With unsold housing stock piling up and the troubled economy leaving few with the purchasing power to buy homes, the government has tried to reinvigorate the sector, by offering slashed rate mortgages and citizenship to foreign investors in real estate.

The opposition accuses the state statistical institute of massaging its own figures, but even so they are extremely troubling. In one year, the official number of unemployed people has climbed by 980,000 to 4.65 million. Half a million newly unemployed have come from the construction sector.

Contractors and construction firms with links to the ruling party that had been assigned prime real estate and grown fat on lucrative public tenders are now suffering, or are on the verge of bankruptcy.

This year, Erdoğan forced the central bank to slash the benchmark interest rate by 10 percentage points in three months. In an added effort to stimulate the housing sector, he also ordered state-owned banks to offer low-interest mortgages. But housing sales have continued to drop.

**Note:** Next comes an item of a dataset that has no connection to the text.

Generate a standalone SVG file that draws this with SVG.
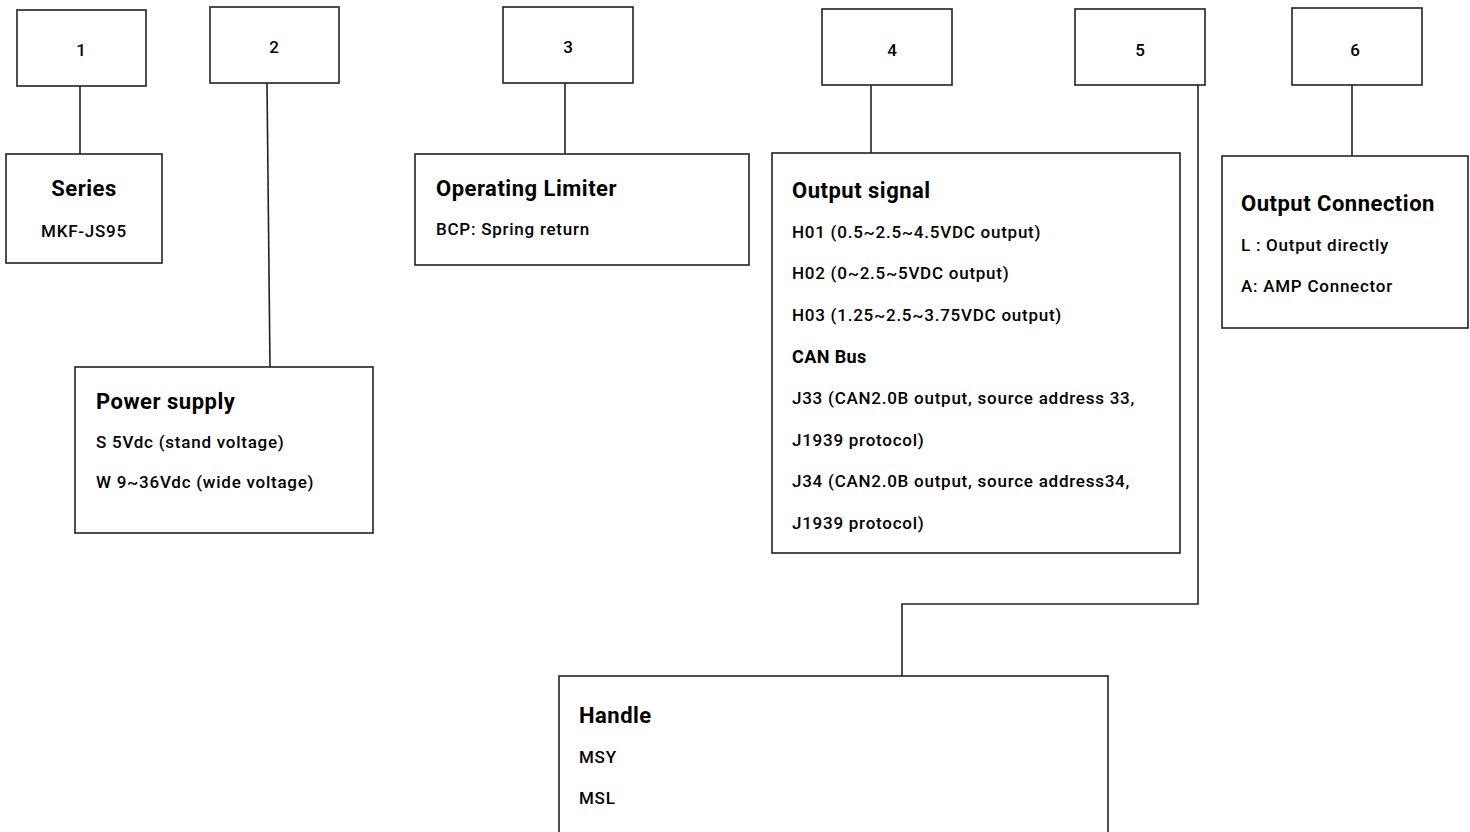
<svg xmlns="http://www.w3.org/2000/svg" width="1470" height="832" viewBox="0 0 1470 832">
<style>
.box{fill:#fff;stroke:#222;stroke-width:1.6}
.ln{fill:none;stroke:#222;stroke-width:1.6}
.num{font-family:"Roboto","Liberation Sans",sans-serif;font-size:17px;font-weight:500;fill:#000;text-anchor:middle}
.t{font-family:"Roboto","Liberation Sans",sans-serif;font-size:22px;font-weight:bold;letter-spacing:0.5px;fill:#000}
.b{font-family:"Roboto","Liberation Sans",sans-serif;font-size:17px;font-weight:500;letter-spacing:0.75px;fill:#000}
.s{font-family:"Roboto","Liberation Sans",sans-serif;font-size:18px;font-weight:bold;letter-spacing:0.4px;fill:#000}
</style>
<rect width="1470" height="832" fill="#fff"/>
<g id="connectors">
<line class="ln" x1="80" y1="86" x2="80" y2="154"/>
<line class="ln" x1="267" y1="83" x2="270" y2="367"/>
<line class="ln" x1="565" y1="83" x2="565" y2="154"/>
<line class="ln" x1="871" y1="85" x2="871" y2="153"/>
<polyline class="ln" points="1198,85 1198,604 902,604 902,676"/>
<line class="ln" x1="1352" y1="85" x2="1352" y2="156"/>
</g>
<g id="n1"><rect class="box" x="17" y="10" width="129" height="76"/><text class="num" x="81" y="56">1</text></g>
<g id="n2"><rect class="box" x="210" y="7" width="129" height="76"/><text class="num" x="274" y="53">2</text></g>
<g id="n3"><rect class="box" x="503" y="7" width="130" height="76"/><text class="num" x="568" y="53">3</text></g>
<g id="n4"><rect class="box" x="822" y="9" width="130" height="76"/><text class="num" x="892" y="56">4</text></g>
<g id="n5"><rect class="box" x="1075" y="9" width="130" height="76"/><text class="num" x="1140" y="56">5</text></g>
<g id="n6"><rect class="box" x="1292" y="8" width="130" height="77"/><text class="num" x="1355" y="56">6</text></g>
<g id="series"><rect class="box" x="6" y="154" width="156" height="109"/>
<text class="t" x="84" y="196" text-anchor="middle">Series</text>
<text class="b" x="84" y="237" text-anchor="middle">MKF-JS95</text></g>
<g id="power"><rect class="box" x="75" y="367" width="298" height="166"/>
<text class="t" x="96" y="409">Power supply</text>
<text class="b" x="96" y="448">S 5Vdc (stand voltage)</text>
<text class="b" x="96" y="488">W 9~36Vdc (wide voltage)</text></g>
<g id="limiter"><rect class="box" x="415" y="154" width="334" height="111"/>
<text class="t" x="436" y="196">Operating Limiter</text>
<text class="b" x="436" y="235">BCP: Spring return</text></g>
<g id="output"><rect class="box" x="772" y="153" width="408" height="400"/>
<text class="t" x="792" y="198">Output signal</text>
<text class="b" x="792" y="238">H01 (0.5~2.5~4.5VDC output)</text>
<text class="b" x="792" y="279">H02 (0~2.5~5VDC output)</text>
<text class="b" x="792" y="321">H03 (1.25~2.5~3.75VDC output)</text>
<text class="s" x="792" y="363">CAN Bus</text>
<text class="b" x="792" y="404">J33 (CAN2.0B output, source address 33,</text>
<text class="b" x="792" y="446">J1939 protocol)</text>
<text class="b" x="792" y="487">J34 (CAN2.0B output, source address34,</text>
<text class="b" x="792" y="529">J1939 protocol)</text></g>
<g id="connection"><rect class="box" x="1222" y="156" width="246" height="172"/>
<text class="t" x="1241" y="211">Output Connection</text>
<text class="b" x="1241" y="251">L : Output directly</text>
<text class="b" x="1241" y="292">A: AMP Connector</text></g>
<g id="handle"><rect class="box" x="559" y="676" width="549" height="170"/>
<text class="t" x="579" y="723">Handle</text>
<text class="b" x="579" y="763">MSY</text>
<text class="b" x="579" y="804">MSL</text></g>
</svg>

A report by the country’s Association of Real Estate and Real Estate Investment Companies said that, as of October, unsold housing stock is at a level that would take three-and-a-half years to sell off, even if no new housing were built. The number of homes built, but unsold since 2013 is 2.13 million.

The problem is, even if interest rates on mortgages are slashed to zero, with 4.65 million people unemployed, there are not many who can afford to tie in to a 20-year payment plan and buy a house. Most people are thinking about how they can survive from day to day, and even those who do have jobs are plagued by job insecurity.

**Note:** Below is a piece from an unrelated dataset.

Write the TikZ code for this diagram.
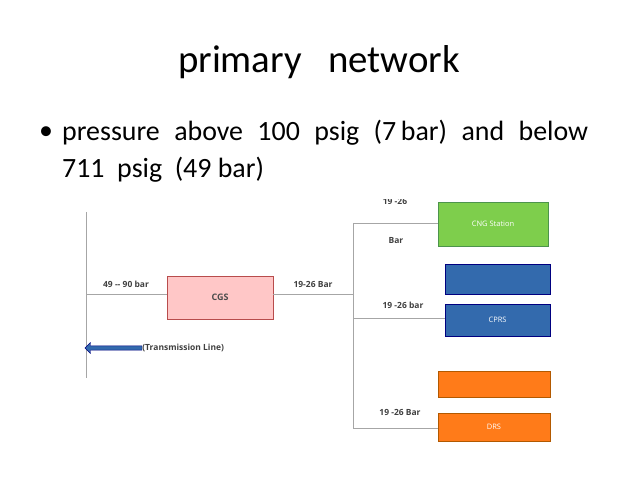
\documentclass[tikz,border=0pt]{standalone}
\usepackage{fontspec}
\setmainfont{Carlito}
\newfontfamily\lab{Open Sans}
\usetikzlibrary{shapes.arrows}
\begin{document}
\begin{tikzpicture}[x=1bp,y=-1bp,
  ln/.style={draw=gray!70,line width=0.8bp},
  lb/.style={font=\lab\fontsize{8.5}{9}\selectfont\bfseries,text=black!75,inner sep=0},
  bx/.style={line width=0.8bp}]
\useasboundingbox (0,0) rectangle (638,478);
\node[font=\fontsize{39}{40}\selectfont] (title) at (319,62) {primary\ \ \ network};
\node[font=\fontsize{28}{30}\selectfont] (bul) at (46,133) {•};
\node[font=\fontsize{28}{30}\selectfont,anchor=west,inner sep=0] (t1) at (62,133) {\makebox[526bp][s]{pressure above 100 psig (7\,bar) and below}};
\node[font=\fontsize{28}{30}\selectfont,anchor=west,inner sep=0] (t2) at (62,170) {711\ \ psig\ \ (49 bar)};
% main trunk
\coordinate (v1) at (86,212); \coordinate (v2) at (86,378);
\draw[ln] (v1) -- (v2);
\node[bx,draw=red!60!black!70,fill=red!22,minimum width=106bp,minimum height=43bp,inner sep=0,
  font=\lab\fontsize{9}{10}\selectfont\bfseries,text=black!70] (cgs) at (220,297.5) {CGS};
\coordinate (h0) at (86,294);
\draw[ln] (h0) -- (cgs.west|-h0);
\coordinate (b0) at (353,294);
\draw[ln] (cgs.east|-h0) -- (b0);
\coordinate (bt) at (353,223); \coordinate (bb) at (353,428);
\draw[ln] (bt) -- (bb);
% boxes
\node[bx,draw=green!40!black!70,fill=green!45!olive!70!white,minimum width=110bp,minimum height=44bp,inner sep=0,
  font=\lab\fontsize{7.5}{8}\selectfont,text=white] (cng) at (493,224) {CNG Station};
\node[bx,draw=blue!50!black,fill=blue!55!cyan!60!black!80!white,minimum width=105bp,minimum height=30bp] (bl1) at (497.5,279) {};
\node[bx,draw=blue!50!black,fill=blue!55!cyan!60!black!80!white,minimum width=105bp,minimum height=32bp,
  font=\lab\fontsize{7.5}{8}\selectfont,text=white] (cprs) at (497.5,320) {CPRS};
\node[bx,draw=orange!70!black,fill=orange!85!red!90!white,minimum width=112bp,minimum height=26bp] (or1) at (494,384) {};
\node[bx,draw=orange!70!black,fill=orange!85!red!90!white,minimum width=112bp,minimum height=28bp,
  font=\lab\fontsize{7.5}{8}\selectfont,text=white] (drs) at (494,427) {DRS};
\draw[ln] (bt) -- (cng.west|-bt);
\coordinate (bm) at (353,318);
\draw[ln] (bm) -- (cprs.west|-bm);
\draw[ln] (bb) -- (drs.west|-bb);
% arrow
\node[single arrow,shape border rotate=180,draw=blue!50!black,fill=blue!55!cyan!60!black!80!white,
  minimum width=11bp,single arrow head extend=2bp,minimum height=57bp,inner sep=1bp] (arr) at (114.5,348) {};
\node[lb,anchor=west] (tl) at (arr.east) {(Transmission Line)};
% labels
\node[lb] (l1) at (126,284) {49 -- 90 bar};
\node[lb] (l2) at (313,284) {19-26 Bar};
\node[lb] (l3) at (396,241) {Bar};
\node[lb] (l4) at (403,305) {19 -26 bar};
\node[lb] (l5) at (400,412) {19 -26 Bar};
\begin{scope}
\clip (370,200) rectangle (420,204);
\node[lb] (l6) at (395,201) {19 -26};
\end{scope}
\end{tikzpicture}
\end{document}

The government made another attempt to reinvigorate house sales last year by lowering the value of real estate purchases that would allow foreigners to become Turkish citizenship to $250,000.

While in October housing sales fell by 2.5 percent compared to the same month last year to 142,810 across Turkey, sales to foreigners fell by 31.9 percent in the same period to 4,272.

The government’s cheap credit campaigns to drum up interest in the market have likewise failed, for the simple reason that few have either the income to take out a mortgage or the cash saved to pay a 25 percent deposit.

Even the cheapest instalment payment, factoring in interest, comes to between 2,600 and 3,400 liras. Considering that minimum wage is 2,020 liras, buying even a small flat is out of reach for most people, even if both members of a couple work.

Treasury and Finance Minister Berat Albayrak has attempted to address this with a new campaign that will offer 10-year mortgages to people on low wages at a monthly interest rate of 0.5 percent – nearly half the rate offered in the last campaign. The campaign aims to sell 100,000 homes in a year.

As part of the campaign, the proceeds of a mandatory wage deduction introduced last year will be offered for use to pay the 25-percent deposit required to buy property. The system does not allow workers access to these deductions for any other reason.

The Erdoğan administration has also stepped up its attempts to attract foreign investors to buy property in Turkey by ordering the creation of an office to help foreigners with their purchases under the General Directorate of Land Registry and Cadastre.

The office is to be tasked with helping foreigners in every aspect of purchasing real estate in Turkey, and aims to open branches in 12 countries. The campaign is already active online, with websites in Turkish, English, Arabic and German explaining the process of buying property and acquiring citizenship.